Green Acre Farms and Valley Fruit Orchards (the Growers) are fruit growers in the State of Washington. In 2003, the Growers experienced labor shortages and entered into agreements with Global Horizons, Inc., a labor contractor, to obtain temporary workers for their orchards. With the Growers’ approval, Global Horizons recruited workers from Thailand and brought them to the United States under the H-2A guest worker program, which allows agricultural employers to hire foreign workers for temporary and seasonal work.
In 2006, two of the Thai workers filed discrimination charges against the Growers and Global Horizons with the Equal Employment Opportunity Commission (EEOC). After an investigation, the EEOC brought this action under Title VII of the Civil Rights Act of 1964. The EEOC alleged, among other things, that the Growers and Global Horizons subjected the Thai workers to poor working conditions, substandard living conditions, and unsafe transportation on the basis of their race and national origin. The district court entered a default judgment against Global Horizons after it discontinued its defense in the action; Global Horizons was financially insolvent by the time the EEOC brought suit. This case thus focuses solely on the liability of the Growers.
The Court reverses each of the orders challenged on appeal. First, they reverse the district court’s order granting in part the Growers’ motions to dismiss. The court erred by dismissing the EEOC’s disparate treatment claim (and the related pattern-or-practice claim) on the ground that the Growers were not joint employers of the Thai workers as to non-orchard-related matters. (The EEOC does not challenge the dismissal of its retaliation claim or the related pattern-or-practice claim.) On remand, the district court is instructed to grant the EEOC leave to amend its complaint with respect to Valley Fruit’s liability as to non-orchard-related matters. The court should then reconsider the disparate treatment claim (and the related pattern-or-practice claim) in light of the EEOC’s allegations regarding both orchard-related and non-orchard-related matters.
Second, they reverse the district court’s order denying the EEOC’s motions to compel discovery regarding the Growers’ liability with respect to non-orchard-related matters. The court’s order was predicated on the incorrect premise that the Growers could not be held liable for non-orchard-related matters as a matter of law.
Third, they reverse the district court’s order granting the Growers’ motion for summary judgment. At that stage, the court reviewed the EEOC’s remaining Title VII claims only in light of the evidence regarding orchard-related matters, after having cut off discovery for all non-orchard-related matters. On remand, following appropriate discovery, the court is instructed to reconsider the EEOC’s claims in light of evidence regarding both orchard-related and non-orchard-related matters.

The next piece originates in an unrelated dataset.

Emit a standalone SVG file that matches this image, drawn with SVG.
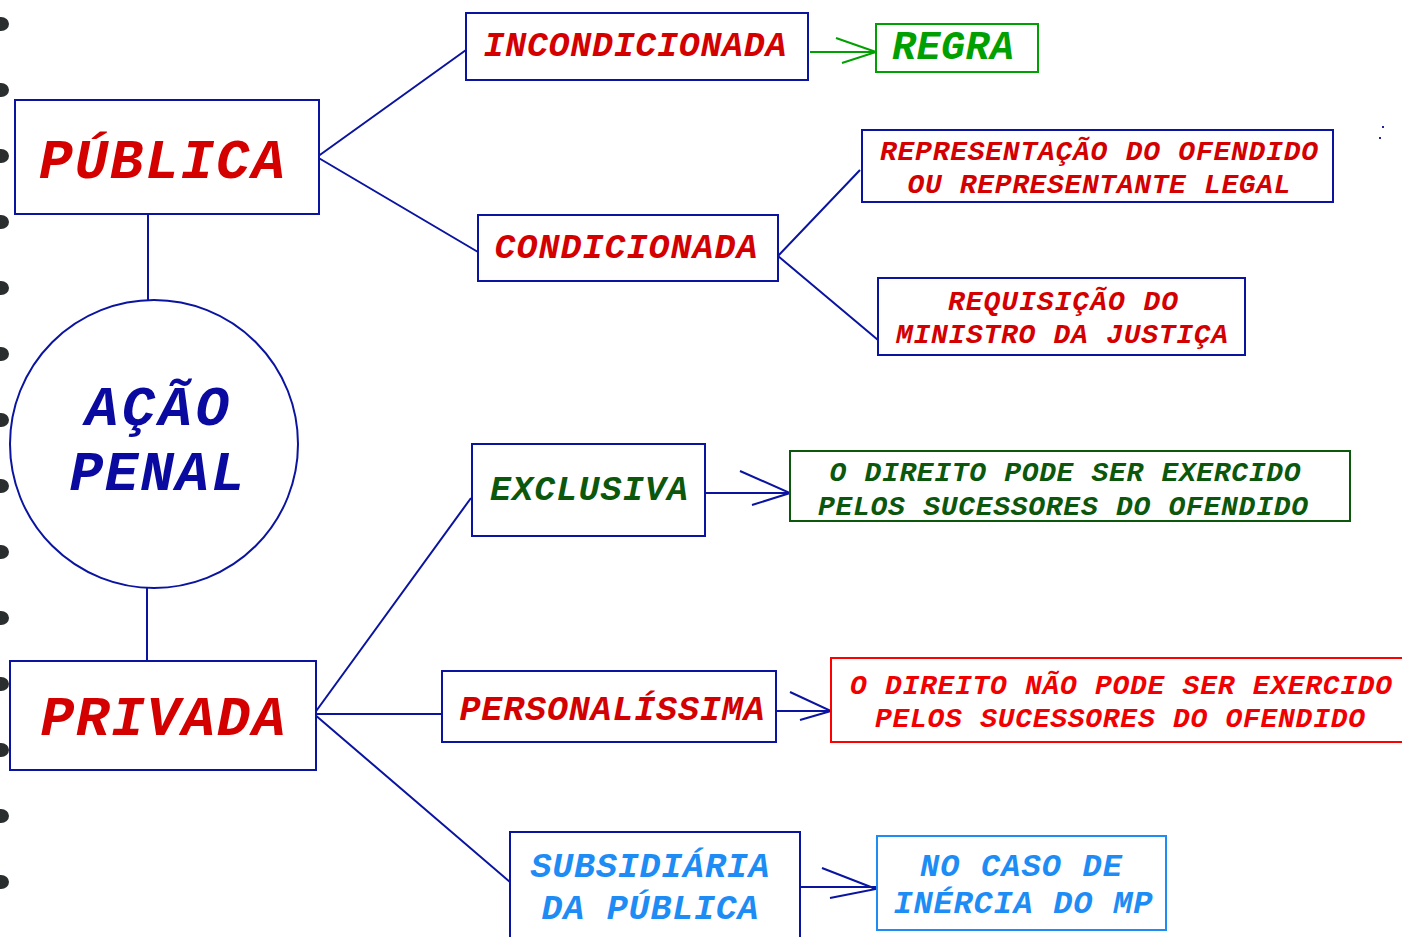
<svg xmlns="http://www.w3.org/2000/svg" width="1402" height="937" viewBox="0 0 1402 937">
<style>
.t{font-family:"Liberation Mono","Courier New",monospace;font-weight:bold;font-style:italic;text-anchor:middle}
.nb{fill:#fff;stroke:#0a14a0;stroke-width:2}
.ln{stroke:#0a14a0;stroke-width:2;fill:none}
.red{fill:#d40000}
.navy{fill:#0a0aa0}
</style>
<rect width="1402" height="937" fill="#fff"/>
<g id="binding" fill="#2a2e2e">
<ellipse cx="1" cy="24" rx="8" ry="7"/><ellipse cx="1" cy="90" rx="8" ry="7"/><ellipse cx="1" cy="156" rx="8" ry="7"/><ellipse cx="1" cy="222" rx="8" ry="7"/><ellipse cx="1" cy="288" rx="8" ry="7"/><ellipse cx="1" cy="354" rx="8" ry="7"/><ellipse cx="1" cy="420" rx="8" ry="7"/><ellipse cx="1" cy="486" rx="8" ry="7"/><ellipse cx="1" cy="552" rx="8" ry="7"/><ellipse cx="1" cy="618" rx="8" ry="7"/><ellipse cx="1" cy="684" rx="8" ry="7"/><ellipse cx="1" cy="750" rx="8" ry="7"/><ellipse cx="1" cy="816" rx="8" ry="7"/><ellipse cx="1" cy="882" rx="8" ry="7"/>
</g>
<g id="connectors">
<path class="ln" d="M148 214V300M147 588V661"/>
<path class="ln" d="M317 157L466 50M317 157L478 252"/>
<path class="ln" d="M778 256L860 170M778 256L878 340"/>
<path class="ln" d="M314 714L471 498M316 714H442M314 714L510 882"/>
<path d="M810 52H876M836 38L876 52L842 63" fill="none" stroke="#00a000" stroke-width="2"/>
<path class="ln" d="M705 493H790M740 471L790 493L752 505"/>
<path class="ln" d="M776 711H831M790 692L831 711L800 720"/>
<path class="ln" d="M800 887H876M822 868L876 889L830 898"/>
</g>
<g id="publica"><rect class="nb" x="15" y="100" width="304" height="114"/><text class="t red" x="162" y="178" font-size="56" textLength="246">PÚBLICA</text></g>
<g id="acao-penal"><circle class="nb" cx="154" cy="444" r="144"/><text class="t navy" x="157" y="425" font-size="56" textLength="144">AÇÃO</text><text class="t navy" x="157" y="490" font-size="56" textLength="175">PENAL</text></g>
<g id="privada"><rect class="nb" x="10" y="661" width="306" height="109"/><text class="t red" x="163" y="735" font-size="56" textLength="245">PRIVADA</text></g>
<g id="incondicionada"><rect class="nb" x="466" y="13" width="342" height="67"/><text class="t red" x="635" y="56" font-size="35" textLength="303">INCONDICIONADA</text></g>
<g id="regra"><rect x="876" y="24" width="162" height="48" fill="#fff" stroke="#00a000" stroke-width="2"/><text class="t" fill="#00a000" x="953" y="59" font-size="40" textLength="122">REGRA</text></g>
<g id="condicionada"><rect class="nb" x="478" y="215" width="300" height="66"/><text class="t red" x="626" y="258" font-size="35" textLength="263">CONDICIONADA</text></g>
<g id="representacao"><rect class="nb" x="862" y="130" width="471" height="72"/><text class="t red" x="1099" y="160" font-size="28" textLength="438">REPRESENTAÇÃO DO OFENDIDO</text><text class="t red" x="1099" y="193" font-size="28" textLength="383">OU REPRESENTANTE LEGAL</text></g>
<g id="requisicao"><rect class="nb" x="878" y="278" width="367" height="77"/><text class="t red" x="1063" y="310" font-size="28" textLength="230">REQUISIÇÃO DO</text><text class="t red" x="1062" y="343" font-size="28" textLength="332">MINISTRO DA JUSTIÇA</text></g>
<g id="exclusiva"><rect class="nb" x="472" y="444" width="233" height="92"/><text class="t" fill="#0b570b" x="589" y="500" font-size="35" textLength="198">EXCLUSIVA</text></g>
<g id="pode"><rect x="790" y="451" width="560" height="70" fill="#fff" stroke="#0b570b" stroke-width="2"/><text class="t" fill="#0b570b" x="1065" y="481" font-size="28" textLength="471">O DIREITO PODE SER EXERCIDO</text><text class="t" fill="#0b570b" x="1063" y="515" font-size="28" textLength="490">PELOS SUCESSORES DO OFENDIDO</text></g>
<g id="personalissima"><rect class="nb" x="442" y="671" width="334" height="71"/><text class="t red" x="612" y="720" font-size="35" textLength="305">PERSONALÍSSIMA</text></g>
<g id="nao-pode"><rect x="831" y="658" width="590" height="84" fill="#fff" stroke="#ff0000" stroke-width="2"/><text class="t" fill="#f00000" x="1121" y="694" font-size="28" textLength="542">O DIREITO NÃO PODE SER EXERCIDO</text><text class="t" fill="#f00000" x="1120" y="727" font-size="28" textLength="490">PELOS SUCESSORES DO OFENDIDO</text></g>
<g id="subsidiaria"><rect class="nb" x="510" y="832" width="290" height="120"/><text class="t" fill="#1e8cf5" x="650" y="877" font-size="35" textLength="239">SUBSIDIÁRIA</text><text class="t" fill="#1e8cf5" x="650" y="919" font-size="35" textLength="217">DA PÚBLICA</text></g>
<g id="inercia"><rect x="877" y="836" width="289" height="94" fill="#fff" stroke="#1e8cf5" stroke-width="2"/><text class="t" fill="#1e8cf5" x="1021" y="876" font-size="32" textLength="202">NO CASO DE</text><text class="t" fill="#1e8cf5" x="1023" y="913" font-size="32" textLength="259">INÉRCIA DO MP</text></g>
<g id="specks" fill="#2020a0"><rect x="1382" y="126" width="2" height="2"/><rect x="1379" y="137" width="2" height="2"/></g>
</svg>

Finally, they reverse the district court’s order granting the Growers’ motions for attorney’s fees, as the Growers are no longer prevailing parties. See 42 U.S.C. § 2000e-5(k). Moreover, the EEOC’s litigation position was not frivolous, unreasonable, or without foundation. See Christianburg Garment Co. v. EEOC, 434 U.S. 412, 434 U.S. 412, 421, 54 L.Ed.2d 648 (1978).

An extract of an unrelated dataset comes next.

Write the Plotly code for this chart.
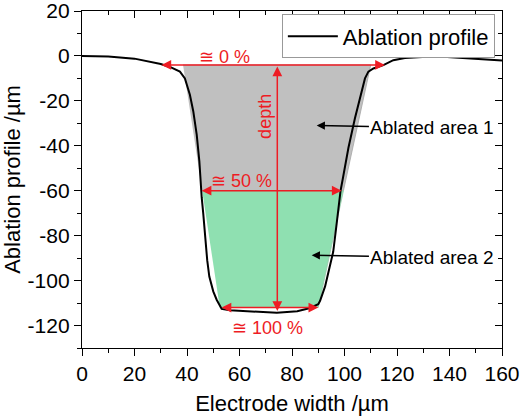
import plotly.graph_objects as go

# ---- data ----
profile_x = [0, 10, 20, 30, 33.5, 37.3, 39.2, 41.1, 42.4, 43.7, 44.7, 45.2, 45.6, 46.2, 46.9,
             47.7, 48.5, 50.0, 51.3, 53.2, 56.4, 65, 74.2, 82, 86.9, 90.0, 90.7, 92.6, 94.5,
             95.7, 97.0, 98.5, 99.3, 101.5, 104.0, 106.5, 107.8, 109.1, 111.0, 114.8, 118.6,
             123, 128.8, 133, 137.6, 142, 147.8, 154, 160]
profile_y = [0, -0.3, -1.2, -3.6, -4.9, -7.0, -10.0, -17.3, -24.7, -35.0, -46.8, -57.0, -63, -70.3,
             -80.6, -90.9, -98.2, -104.8, -108.5, -112.6, -113.2, -113.8, -114.3, -113.6, -112.2,
             -110.5, -109, -102.6, -93.0, -87.2, -74.7, -60, -55, -40.9, -27.6, -15.9, -10.0,
             -7.0, -5.6, -4.1, -1.9, -0.9, -0.4, -0.2, -0.4, -0.8, -1.2, -1.6, -2.0]

area1_x = [38.5, 110, 99.6, 45.8]
area1_y = [-4, -4, -60, -60]
area2_x = [45.8, 99.6, 90, 52.5]
area2_y = [-60, -60, -112, -112]

level_y = [-4, -60, -112]
level_x0 = [29.7, 45.0, 52.6]
level_x1 = [115.4, 98.9, 90.0]
level_labels = ["≅ 0 %", "≅ 50 %", "≅ 100 %"]
level_label_x = [54.1, 60.8, 70.5]
level_label_y = [-0.3, -55.6, -121]

depth_x = 74.4
depth_y = [-4, -113.5]
depth_label_pos = [69.7, -26.7]

area_labels = ["Ablated area 1", "Ablated area 2"]
area_label_x = [133.5, 133.5]
area_label_y = [-31.8, -89.7]
area_arrow_x = [89.4, 87.5]
area_arrow_y = [-31.0, -88.7]

x_ticks = [0, 20, 40, 60, 80, 100, 120, 140, 160]
y_ticks = [20, 0, -20, -40, -60, -80, -100, -120]
y_ticktext = [str(v) for v in y_ticks]

RED = "#ee1c24"
FONT = "Liberation Sans, Arial, sans-serif"

fig = go.Figure()
fig.add_trace(go.Scatter(x=area1_x, y=area1_y, fill="toself", mode="lines",
                         fillcolor="rgb(192,192,192)", line=dict(color="rgb(165,165,165)", width=0.8),
                         showlegend=False, hoverinfo="skip"))
fig.add_trace(go.Scatter(x=area2_x, y=area2_y, fill="toself", mode="lines",
                         fillcolor="rgb(143,224,177)", line=dict(color="rgb(150,200,170)", width=0.8),
                         showlegend=False, hoverinfo="skip"))
fig.add_trace(go.Scatter(x=profile_x, y=profile_y, mode="lines", name="Ablation profile",
                         line=dict(color="black", width=2)))
# invisible trace so that the mirrored (top/right) axes are drawn
fig.add_trace(go.Scatter(x=[None], y=[None], xaxis="x2", yaxis="y2", mode="lines",
                         showlegend=False, hoverinfo="skip"))

ann = []
for yv, x0, x1 in zip(level_y, level_x0, level_x1):
    ann.append(dict(x=x1, y=yv, ax=x0, ay=yv, xref="x", yref="y", axref="x", ayref="y",
                    text="", showarrow=True, arrowhead=2, arrowside="end+start",
                    arrowsize=1.3, arrowwidth=1.5, arrowcolor=RED, standoff=0, startstandoff=0))
for t, xv, yv in zip(level_labels, level_label_x, level_label_y):
    ann.append(dict(x=xv, y=yv, xref="x", yref="y", text=t, showarrow=False,
                    font=dict(size=18, color=RED, family=FONT)))
ann.append(dict(x=depth_x, y=depth_y[1], ax=depth_x, ay=depth_y[0], xref="x", yref="y",
                axref="x", ayref="y", text="", showarrow=True, arrowhead=2, arrowside="end+start",
                arrowsize=1.3, arrowwidth=1.5, arrowcolor=RED, standoff=0, startstandoff=0))
ann.append(dict(x=depth_label_pos[0], y=depth_label_pos[1], xref="x", yref="y", text="depth",
                textangle=-90, showarrow=False, font=dict(size=18, color=RED, family=FONT)))
for t, lx, ly, hx, hy in zip(area_labels, area_label_x, area_label_y, area_arrow_x, area_arrow_y):
    ann.append(dict(x=hx, y=hy, ax=lx, ay=ly, xref="x", yref="y", axref="x", ayref="y",
                    text=t, showarrow=True, arrowhead=2, arrowsize=1.1, arrowwidth=1.5,
                    arrowcolor="black", standoff=0, font=dict(size=19, color="black", family=FONT)))

axis_common = dict(showline=True, linecolor="black", linewidth=1.3, showgrid=False, zeroline=False,
                   ticks="outside", ticklen=7, tickwidth=1.3, tickcolor="black",
                   ticklabeloverflow="allow", automargin=False,
                   tickfont=dict(size=21, color="black", family=FONT))

mirror_common = dict(showticklabels=False, showline=True, linecolor="black", linewidth=1.3,
                     ticks="inside", ticklen=7, tickwidth=1.3, tickcolor="black", showgrid=False,
                     zeroline=False, automargin=False,
                     minor=dict(dtick=10, ticks="inside", ticklen=4, tickwidth=1.3, tickcolor="black"))

fig.update_layout(
    width=520, height=416, margin=dict(l=82, r=18, t=11, b=68, autoexpand=False),
    paper_bgcolor="white", plot_bgcolor="white",
    font=dict(family=FONT, color="black"),
    xaxis=dict(range=[0, 160], tickvals=x_ticks,
               minor=dict(dtick=10, ticks="outside", ticklen=4, tickwidth=1.3, tickcolor="black"),
               title=dict(text="Electrode width /µm", font=dict(size=22, family=FONT), standoff=16),
               **axis_common),
    yaxis=dict(range=[-130, 20], tickvals=y_ticks, ticktext=y_ticktext,
               minor=dict(dtick=10, ticks="outside", ticklen=4, tickwidth=1.3, tickcolor="black"),
               title=dict(text="Ablation profile /µm", font=dict(size=22, family=FONT), standoff=10),
               **axis_common),
    xaxis2=dict(overlaying="x", side="top", range=[0, 160], tickvals=x_ticks, anchor="y2",
                **mirror_common),
    yaxis2=dict(overlaying="y", side="right", range=[-130, 20], tickvals=y_ticks, anchor="x2",
                **mirror_common),
    legend=dict(x=0.983, y=0.99, xanchor="right", yanchor="top", bgcolor="white",
                bordercolor="#999999", borderwidth=1, font=dict(size=22, family=FONT),
                itemwidth=50),
    annotations=ann,
)

fig.write_html("out.html")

Williamson Farm v. Diversified Crop Ins. Servs., No. 18-1463, 2019 WL 939004 (4th Cir. Feb. 27, 2019)

In this case, Williamson Farm (“Appellant”) challenges the district court’s decision to vacate an arbitration award that Appellant won against Diversified Crop Insurance (“Appellee”), a private insurance company that sold federal crop insurance policies to Appellant. Appellant asserts that the district court erred in denying its motion to confirm the arbitration award and granting Appellee’s motion to vacate on the basis that the arbitrator exceeded her powers.
Despite the strong presumption in favor of confirming arbitration awards pursuant to the Federal Arbitration Act (“FAA”), we hold that Appellee met its heavy burden to prove that the arbitrator exceeded her powers by awarding extra-contractual damages, contrary to both the policy and binding authority from the Federal Crop Insurance Corporation (“FCIC”). The court affirms.
IN RE: KIRK JOHN DUENSING EVE LEONOR DUENSING Debtors., No. 18-10201, 2019 WL 937159 (Bankr. D. Kan. Feb. 22, 2019) Two issues remain undecided in the Duensings’ chapter 12 case. One is whether the debtors may direct that plan payments on their student loans be applied first to principal. The other is whether they can propose a final distribution of their farming assets to a trust that will pay their unsecured creditors for five years after the plan’s completion.
The plan’s proposed treatment of ECMC’s student loan claims by directing plan payments be applied to principal is a permitted modification under § 1222(b)(2). Curing and maintaining payments on those claims beyond the five-year term is permitted by § 1222(b)(5). ECMC’s objection to confirmation is overruled. But, as the plan’s ten-year payment proposal violates the five-year limitation of § 1222(c), the plan cannot be confirmed over the Trustee’s objection. The Trustee’s confirmation objection is sustained, and confirmation is denied without prejudice to the debtors filing an amended plan within 21 days from the date of this order. Failing that, the case may be dismissed.